* begin Given information *

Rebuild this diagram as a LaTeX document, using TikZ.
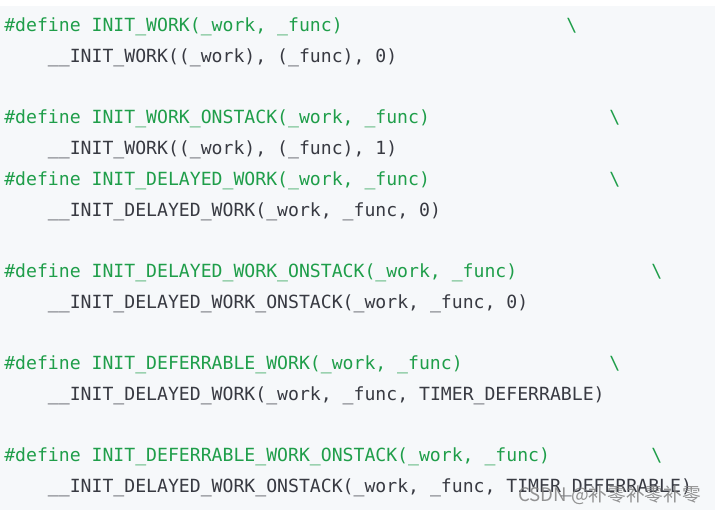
\documentclass[tikz,border=0pt]{standalone}
\usepackage{fontspec}
\setmonofont{DejaVu Sans Mono}
\newfontfamily\cjk{Noto Sans CJK SC}
\definecolor{bgc}{HTML}{F6F8FA}
\definecolor{grn}{HTML}{1F9E4A}
\definecolor{txt}{HTML}{383A42}
\begin{document}
\begin{tikzpicture}[x=0.75pt,y=-0.75pt,
  code/.style={anchor=base west,inner sep=0pt,font=\ttfamily\fontsize{13.6}{16}\selectfont},
  def/.style={code,text=grn},
  body/.style={code,text=txt}]
\useasboundingbox (0,0) rectangle (715,516);
\fill[white] (0,0) rectangle (715,516);
\fill[bgc] (0,6) rectangle (715,510);
\node[def] (l1) at (4,32) {\#define INIT\_WORK(\_work, \_func)};
\node[def] (b1) at (566,32) {\textbackslash};
\node[body] (l2) at (4,63) {\ \ \ \ \_\_INIT\_WORK((\_work), (\_func), 0)};
\node[def] (l3) at (4,124) {\#define INIT\_WORK\_ONSTACK(\_work, \_func)};
\node[def] (b3) at (609,124) {\textbackslash};
\node[body] (l4) at (4,155) {\ \ \ \ \_\_INIT\_WORK((\_work), (\_func), 1)};
\node[def] (l5) at (4,186) {\#define INIT\_DELAYED\_WORK(\_work, \_func)};
\node[def] (b5) at (609,186) {\textbackslash};
\node[body] (l6) at (4,217) {\ \ \ \ \_\_INIT\_DELAYED\_WORK(\_work, \_func, 0)};
\node[def] (l7) at (4,278) {\#define INIT\_DELAYED\_WORK\_ONSTACK(\_work, \_func)};
\node[def] (b7) at (651,278) {\textbackslash};
\node[body] (l8) at (4,309) {\ \ \ \ \_\_INIT\_DELAYED\_WORK\_ONSTACK(\_work, \_func, 0)};
\node[def] (l9) at (4,370) {\#define INIT\_DEFERRABLE\_WORK(\_work, \_func)};
\node[def] (b9) at (609,370) {\textbackslash};
\node[body] (l10) at (4,401) {\ \ \ \ \_\_INIT\_DELAYED\_WORK(\_work, \_func, TIMER\_DEFERRABLE)};
\node[def] (l11) at (4,462) {\#define INIT\_DEFERRABLE\_WORK\_ONSTACK(\_work, \_func)};
\node[def] (b11) at (651,462) {\textbackslash};
\node[body] (l12) at (4,493) {\ \ \ \ \_\_INIT\_DELAYED\_WORK\_ONSTACK(\_work, \_func, TIMER\_DEFERRABLE)};
\node[anchor=base east,inner sep=0pt,text=gray,opacity=0.85,font=\cjk\fontsize{14}{16}\selectfont] (wm) at (701,502) {CSDN @补零补零补零};
\end{tikzpicture}
\end{document}
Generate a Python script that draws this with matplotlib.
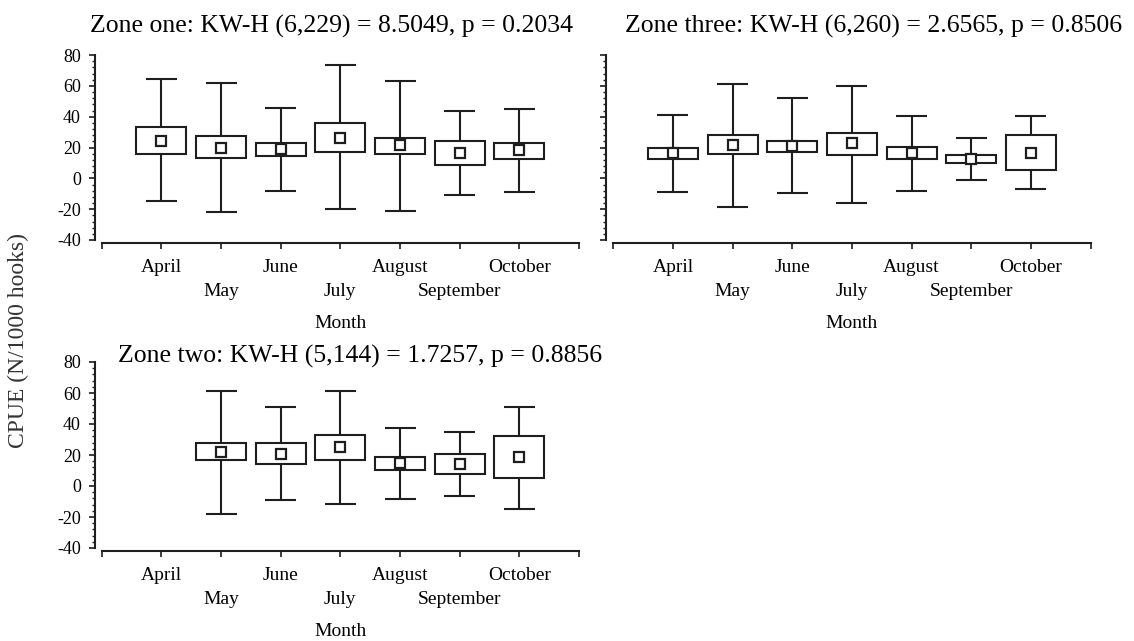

* end Given information *

Task to carry out = Using the listing above, show every line that includes the string "this".

Response to the exercise =
Rebuild this diagram as a LaTeX document, using TikZ.
Generate a Python script that draws this with matplotlib.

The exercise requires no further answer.